Arbitration's Purpose and Judicial Review
The court reiterated the purpose of arbitration as a favored means of dispute resolution, designed to be swift and less formal than traditional litigation. It highlighted that the scope of judicial review of arbitration awards is intentionally narrow, allowing courts to intervene only in cases of clear misconduct or when the arbitrator exceeds their authority. The Appellate Division recognized that allowing extensive judicial review would undermine the effectiveness of arbitration, which relies on the parties' agreement to resolve disputes expeditiously.
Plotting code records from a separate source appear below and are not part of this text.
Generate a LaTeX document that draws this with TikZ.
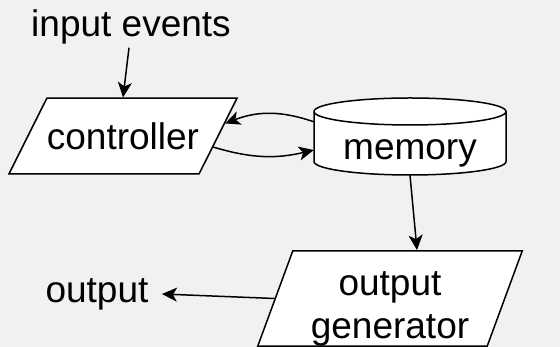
\documentclass[tikz,border=0pt]{standalone}
\usepackage{fontspec}
\setmainfont{Liberation Sans}
\usetikzlibrary{arrows.meta}
\usetikzlibrary{shapes.geometric}
\definecolor{bgcol}{RGB}{241,241,241}

\begin{document}
\begin{tikzpicture}[x=1pt,y=1pt,
  every node/.style={font=\fontsize{37}{43}\selectfont},
  para/.style={trapezium, draw, fill=white, line width=1.5pt},
  flow/.style={line width=1.5pt, -{Stealth[length=15pt,width=14pt,inset=4pt]}}]

\fill[bgcol] (0,0) rectangle (560,347);
\useasboundingbox (0,0) rectangle (560,347);

% cylinder for the memory
\begin{scope}[shift={(410,197)}, line width=1.5pt]
\draw[fill=white] (-96,38.5) -- (-96,-11.5) arc[start angle=180, end angle=360, x radius=96pt, y radius=13.5pt]
  -- (96,38.5) arc[start angle=0, end angle=180, x radius=96pt, y radius=13.5pt] -- cycle;
\draw (-96,38.5) arc[start angle=180, end angle=360, x radius=96pt, y radius=13.5pt];
\end{scope}

\node (input) at (131,320) {input events};
\node[para, trapezium left angle=63.4, trapezium right angle=116.6,
  inner xsep=0pt, inner ysep=24.3pt] (ctrl) at (123,211) {controller};
\node[inner sep=0pt, minimum width=192, minimum height=50, text depth=0pt] (mem) at (410,197) {memory};
\node[para, trapezium left angle=69.8, trapezium right angle=110.2,
  inner xsep=18pt, inner ysep=0pt, align=center] (outgen) at (390,48.5) {\rule{0pt}{44.6pt}output\\generator};
\node (out) at (97,53) {output};

\draw[flow] ([xshift=-2pt]input.south) -- (ctrl.north);
\draw[flow] ([yshift=3pt]mem.north west) to[bend right=20] (ctrl.7);
\draw[flow] (ctrl.-7) to[bend right=15] (mem.west);
\draw[flow] (mem.south) -- ([xshift=27pt]outgen.north);
\draw[flow] (outgen.west) -- ([xshift=10pt]out.east);

\end{tikzpicture}
\end{document}
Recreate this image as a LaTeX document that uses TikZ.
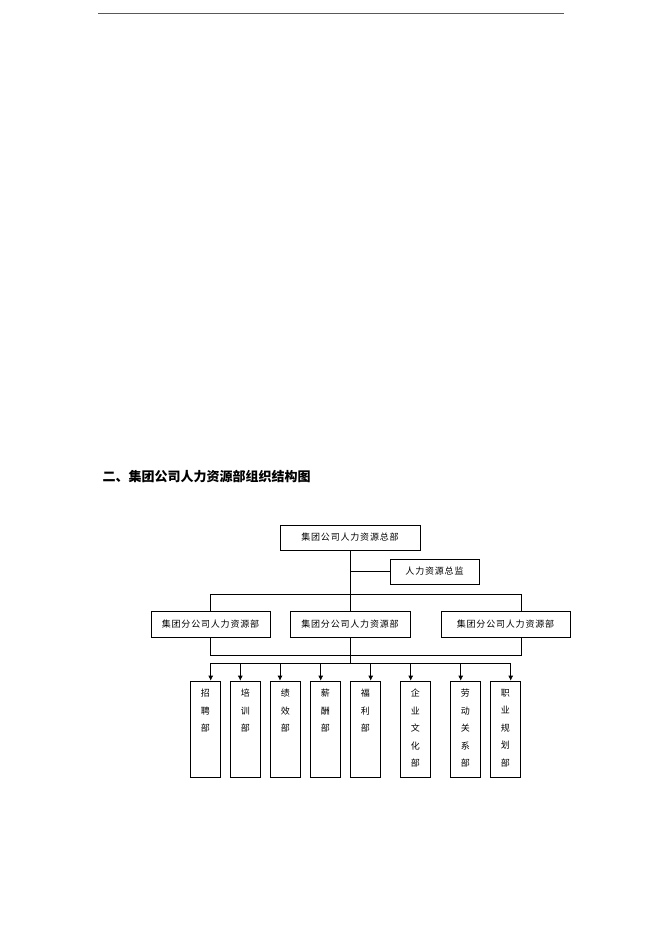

The court noted that the arbitrator's award fell well within the terms established by the JVA, and all parties had been adequately notified of the potential outcomes during the arbitration process. This adherence to the arbitration framework demonstrated the courts' respect for the finality of arbitration awards and their commitment to honoring the agreements made by the parties involved.
Conclusion of the Case
Ultimately, the Appellate Division affirmed the trial court's rulings, validating both the arbitration award and the legal fees awarded to the Mitscheles. The court's reasoning underscored the importance of adhering to contractual terms and the clear intentions of the parties involved in the joint venture. By affirming the arbitrator's authority and the trial court's decisions, the Appellate Division reinforced the principles of judicial deference to arbitration outcomes and the necessity of resolving disputes efficiently. The court's ruling served as a reminder of the significance of clarity in contractual agreements and the enforcement of those terms in arbitration settings. This decision also provided a framework for understanding the interplay between arbitration and judicial review within the context of business disputes, emphasizing the importance of adhering to agreed-upon processes for resolving conflicts.